I’ve been rereading the Hunger Games on a whim, and was really impressed with a discussion of Katniss’s father. This is from the scenes following the reaping, where Katniss is on the train to the Capitol. Specifically, she’s continuing the mockingjay pin that Madge gave her. Mockingjays, it turns out, are of special interest to Katniss because of a connection with her dead father:
the jabberjays mated with female mockingbirds creating a whole new species that could replicate both bird whistles and human melodies They had lost their ability to communicate words, but could still mimic a range of human vocal sounds, from a child’s high-pitched warble to a man’s deep tones. And they could re-create songs. Not just a few notes, but whole songs with multiple verses, if you had the patience to sing them and if they liked your voice.
My father was particularly fond of mockingjays. When we went hunting, he would whistle or sing complicated songs to them and, after a polite pause, they’d always sing back. Not aeveryone is treated with such respect. But whenever my father sang, all the birds in the area would fall silent and listen. His voice was that beautiful, high and clear and so filled with life it made you want to laugh and cry at the same time. I could never bring myself to continue the practice after he was gone. Still, there’s something comforting about the little bird. It’s like having a piece of my father with me, protecting me.
Aside from his value to his family, it seems that Katniss’s father had an almost preternatural talent for singing. But he couldn’t develop this beyond blind talent because the resources to do this just weren’t there, and the rich folks in the Capitol who are so consumed by being entertained miss out on some of the best entertainment available. Why? Because when you break the connection between virtue and talent on the one hand and wealth and resources on the other, eventually some people who could do good aren’t going to be in a position to actually do that good.
I’m a philosophy grad student, a philosopher in training if you will. I was lucky to be educated at state schools in an economy and government structure where public universities were comparably affordable. And mine actually had good programs offering courses in topics that made me think – aesthetics, religious history, ethics, logic, language, literature, eastern philosophy, the list goes on. But these days the cost of state universities is going up and up. The public university is finding itself in a bit of a pincer movement between corporate-endowed professorships on the one side (with the strings attached you’d expect) and political activist groups trying to control what happens in universities, both what’s taught and what programs are offered. And there’s a real move to value the hard sciences over social sciences and humanities. You heard it even in the inauguration, where Obama talked up the importance of science education but didn’t go further than that.

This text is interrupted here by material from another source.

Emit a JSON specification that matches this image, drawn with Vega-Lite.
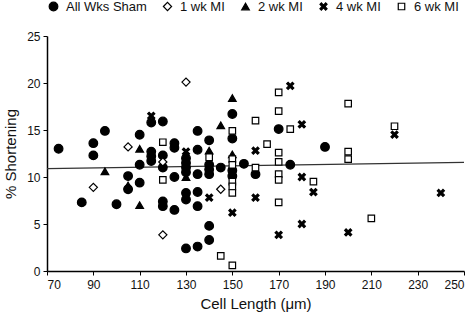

I’m not trying to turn this into screed about problems in higher ed. Really. This is the topic that most impacts me. But my point is, when you underfund tax-supported higher education and in particular in non-STEM fields, you limit the ability of the poor to try to excel. And maybe in most cases that’s not so tragic. There are only so many philosophy professorships out there, after all. But brilliant philosophers can be born to any corner of philosophy, and any gender, any race, etc. When we make it harder for certain groups to study philosophy, you also lose the potential great philosophers born into those corners of society. And that hurts everyone. Just like how the Capitol lost out on hearing Katniss’s dad’s voice because of the way their society simply didn’t let him do anything with that talent.
I know there are lots of other reasons why income inequality is wrong. I could point to the suffering this causes, or the frustration on the part of the talented who can’t work with what they’re good at, or even how taking away choices is bad for its own sake. But I think this self-interest argument works, too. You never know where the next Mozart or Einstein or Plato is going to come from. Because of that, it’s important to nurture everyone and help them all succeed. Anything less risks losing something really special that I’d want for myself.